* **STATED EXERCISE**
Every line must be returned precisely as it is written.

* **INFORMATION SUPPLIED**

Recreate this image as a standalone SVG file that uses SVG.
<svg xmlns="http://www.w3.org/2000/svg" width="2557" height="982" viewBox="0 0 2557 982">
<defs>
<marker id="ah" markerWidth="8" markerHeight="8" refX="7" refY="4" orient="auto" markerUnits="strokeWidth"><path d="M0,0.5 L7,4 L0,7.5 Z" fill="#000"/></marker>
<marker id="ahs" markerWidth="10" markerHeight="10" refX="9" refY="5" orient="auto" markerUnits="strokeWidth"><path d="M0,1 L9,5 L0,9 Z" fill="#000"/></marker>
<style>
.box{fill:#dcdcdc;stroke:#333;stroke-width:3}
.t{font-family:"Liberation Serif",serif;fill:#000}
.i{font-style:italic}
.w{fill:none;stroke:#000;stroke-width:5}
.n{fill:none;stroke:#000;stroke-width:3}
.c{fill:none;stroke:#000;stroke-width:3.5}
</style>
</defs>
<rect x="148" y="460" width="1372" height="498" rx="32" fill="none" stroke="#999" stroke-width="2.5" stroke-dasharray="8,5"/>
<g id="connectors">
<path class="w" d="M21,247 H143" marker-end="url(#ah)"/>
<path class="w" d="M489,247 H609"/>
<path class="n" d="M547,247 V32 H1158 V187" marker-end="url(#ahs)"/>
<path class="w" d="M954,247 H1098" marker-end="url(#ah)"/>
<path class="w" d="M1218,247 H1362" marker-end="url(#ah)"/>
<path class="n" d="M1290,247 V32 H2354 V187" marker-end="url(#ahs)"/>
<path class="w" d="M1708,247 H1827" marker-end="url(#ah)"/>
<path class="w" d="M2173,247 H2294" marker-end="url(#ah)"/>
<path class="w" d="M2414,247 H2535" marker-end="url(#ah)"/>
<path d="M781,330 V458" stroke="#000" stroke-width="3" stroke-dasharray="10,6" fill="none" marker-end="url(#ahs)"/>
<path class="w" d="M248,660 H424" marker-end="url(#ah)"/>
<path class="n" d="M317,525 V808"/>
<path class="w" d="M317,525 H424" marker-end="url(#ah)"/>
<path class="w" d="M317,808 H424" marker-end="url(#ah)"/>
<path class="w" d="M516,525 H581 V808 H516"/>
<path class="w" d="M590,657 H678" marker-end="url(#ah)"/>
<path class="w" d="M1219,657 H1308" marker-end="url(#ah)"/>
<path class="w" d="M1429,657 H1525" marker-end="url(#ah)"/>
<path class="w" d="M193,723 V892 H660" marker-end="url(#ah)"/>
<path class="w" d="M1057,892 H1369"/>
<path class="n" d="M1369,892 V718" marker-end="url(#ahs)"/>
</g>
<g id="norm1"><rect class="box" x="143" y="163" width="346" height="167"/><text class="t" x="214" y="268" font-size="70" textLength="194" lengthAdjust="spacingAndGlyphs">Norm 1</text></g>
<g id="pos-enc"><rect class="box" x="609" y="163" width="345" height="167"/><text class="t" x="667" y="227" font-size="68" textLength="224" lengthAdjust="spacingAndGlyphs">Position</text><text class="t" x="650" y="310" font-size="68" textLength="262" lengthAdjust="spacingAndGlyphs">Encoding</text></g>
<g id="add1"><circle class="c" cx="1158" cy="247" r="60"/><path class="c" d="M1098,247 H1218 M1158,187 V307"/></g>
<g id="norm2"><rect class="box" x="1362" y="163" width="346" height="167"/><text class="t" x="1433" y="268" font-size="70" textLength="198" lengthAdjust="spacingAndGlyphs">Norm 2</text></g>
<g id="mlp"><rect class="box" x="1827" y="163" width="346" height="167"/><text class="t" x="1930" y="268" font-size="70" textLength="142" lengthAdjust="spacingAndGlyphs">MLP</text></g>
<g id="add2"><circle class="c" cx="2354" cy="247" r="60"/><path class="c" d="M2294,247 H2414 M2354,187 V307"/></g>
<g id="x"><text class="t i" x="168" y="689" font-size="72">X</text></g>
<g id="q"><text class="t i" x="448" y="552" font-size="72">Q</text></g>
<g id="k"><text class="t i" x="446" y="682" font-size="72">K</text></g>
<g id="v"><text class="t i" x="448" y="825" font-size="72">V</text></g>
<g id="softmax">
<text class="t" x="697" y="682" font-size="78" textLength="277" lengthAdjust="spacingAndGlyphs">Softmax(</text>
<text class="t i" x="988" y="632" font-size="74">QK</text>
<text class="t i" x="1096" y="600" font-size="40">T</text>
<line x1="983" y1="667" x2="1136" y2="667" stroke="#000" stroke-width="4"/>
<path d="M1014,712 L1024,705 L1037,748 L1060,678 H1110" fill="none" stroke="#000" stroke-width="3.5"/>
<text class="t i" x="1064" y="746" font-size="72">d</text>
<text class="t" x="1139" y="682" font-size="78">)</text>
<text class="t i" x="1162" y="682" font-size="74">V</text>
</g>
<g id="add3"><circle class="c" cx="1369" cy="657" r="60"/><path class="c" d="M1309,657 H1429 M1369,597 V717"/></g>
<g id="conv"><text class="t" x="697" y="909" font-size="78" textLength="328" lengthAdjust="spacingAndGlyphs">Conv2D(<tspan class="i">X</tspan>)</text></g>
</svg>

* **RESPONSE TO THE EXERCISE**
Recreate this image as a standalone SVG file that uses SVG.
<svg xmlns="http://www.w3.org/2000/svg" width="2557" height="982" viewBox="0 0 2557 982">
<defs>
<marker id="ah" markerWidth="8" markerHeight="8" refX="7" refY="4" orient="auto" markerUnits="strokeWidth"><path d="M0,0.5 L7,4 L0,7.5 Z" fill="#000"/></marker>
<marker id="ahs" markerWidth="10" markerHeight="10" refX="9" refY="5" orient="auto" markerUnits="strokeWidth"><path d="M0,1 L9,5 L0,9 Z" fill="#000"/></marker>
<style>
.box{fill:#dcdcdc;stroke:#333;stroke-width:3}
.t{font-family:"Liberation Serif",serif;fill:#000}
.i{font-style:italic}
.w{fill:none;stroke:#000;stroke-width:5}
.n{fill:none;stroke:#000;stroke-width:3}
.c{fill:none;stroke:#000;stroke-width:3.5}
</style>
</defs>
<rect x="148" y="460" width="1372" height="498" rx="32" fill="none" stroke="#999" stroke-width="2.5" stroke-dasharray="8,5"/>
<g id="connectors">
<path class="w" d="M21,247 H143" marker-end="url(#ah)"/>
<path class="w" d="M489,247 H609"/>
<path class="n" d="M547,247 V32 H1158 V187" marker-end="url(#ahs)"/>
<path class="w" d="M954,247 H1098" marker-end="url(#ah)"/>
<path class="w" d="M1218,247 H1362" marker-end="url(#ah)"/>
<path class="n" d="M1290,247 V32 H2354 V187" marker-end="url(#ahs)"/>
<path class="w" d="M1708,247 H1827" marker-end="url(#ah)"/>
<path class="w" d="M2173,247 H2294" marker-end="url(#ah)"/>
<path class="w" d="M2414,247 H2535" marker-end="url(#ah)"/>
<path d="M781,330 V458" stroke="#000" stroke-width="3" stroke-dasharray="10,6" fill="none" marker-end="url(#ahs)"/>
<path class="w" d="M248,660 H424" marker-end="url(#ah)"/>
<path class="n" d="M317,525 V808"/>
<path class="w" d="M317,525 H424" marker-end="url(#ah)"/>
<path class="w" d="M317,808 H424" marker-end="url(#ah)"/>
<path class="w" d="M516,525 H581 V808 H516"/>
<path class="w" d="M590,657 H678" marker-end="url(#ah)"/>
<path class="w" d="M1219,657 H1308" marker-end="url(#ah)"/>
<path class="w" d="M1429,657 H1525" marker-end="url(#ah)"/>
<path class="w" d="M193,723 V892 H660" marker-end="url(#ah)"/>
<path class="w" d="M1057,892 H1369"/>
<path class="n" d="M1369,892 V718" marker-end="url(#ahs)"/>
</g>
<g id="norm1"><rect class="box" x="143" y="163" width="346" height="167"/><text class="t" x="214" y="268" font-size="70" textLength="194" lengthAdjust="spacingAndGlyphs">Norm 1</text></g>
<g id="pos-enc"><rect class="box" x="609" y="163" width="345" height="167"/><text class="t" x="667" y="227" font-size="68" textLength="224" lengthAdjust="spacingAndGlyphs">Position</text><text class="t" x="650" y="310" font-size="68" textLength="262" lengthAdjust="spacingAndGlyphs">Encoding</text></g>
<g id="add1"><circle class="c" cx="1158" cy="247" r="60"/><path class="c" d="M1098,247 H1218 M1158,187 V307"/></g>
<g id="norm2"><rect class="box" x="1362" y="163" width="346" height="167"/><text class="t" x="1433" y="268" font-size="70" textLength="198" lengthAdjust="spacingAndGlyphs">Norm 2</text></g>
<g id="mlp"><rect class="box" x="1827" y="163" width="346" height="167"/><text class="t" x="1930" y="268" font-size="70" textLength="142" lengthAdjust="spacingAndGlyphs">MLP</text></g>
<g id="add2"><circle class="c" cx="2354" cy="247" r="60"/><path class="c" d="M2294,247 H2414 M2354,187 V307"/></g>
<g id="x"><text class="t i" x="168" y="689" font-size="72">X</text></g>
<g id="q"><text class="t i" x="448" y="552" font-size="72">Q</text></g>
<g id="k"><text class="t i" x="446" y="682" font-size="72">K</text></g>
<g id="v"><text class="t i" x="448" y="825" font-size="72">V</text></g>
<g id="softmax">
<text class="t" x="697" y="682" font-size="78" textLength="277" lengthAdjust="spacingAndGlyphs">Softmax(</text>
<text class="t i" x="988" y="632" font-size="74">QK</text>
<text class="t i" x="1096" y="600" font-size="40">T</text>
<line x1="983" y1="667" x2="1136" y2="667" stroke="#000" stroke-width="4"/>
<path d="M1014,712 L1024,705 L1037,748 L1060,678 H1110" fill="none" stroke="#000" stroke-width="3.5"/>
<text class="t i" x="1064" y="746" font-size="72">d</text>
<text class="t" x="1139" y="682" font-size="78">)</text>
<text class="t i" x="1162" y="682" font-size="74">V</text>
</g>
<g id="add3"><circle class="c" cx="1369" cy="657" r="60"/><path class="c" d="M1309,657 H1429 M1369,597 V717"/></g>
<g id="conv"><text class="t" x="697" y="909" font-size="78" textLength="328" lengthAdjust="spacingAndGlyphs">Conv2D(<tspan class="i">X</tspan>)</text></g>
</svg>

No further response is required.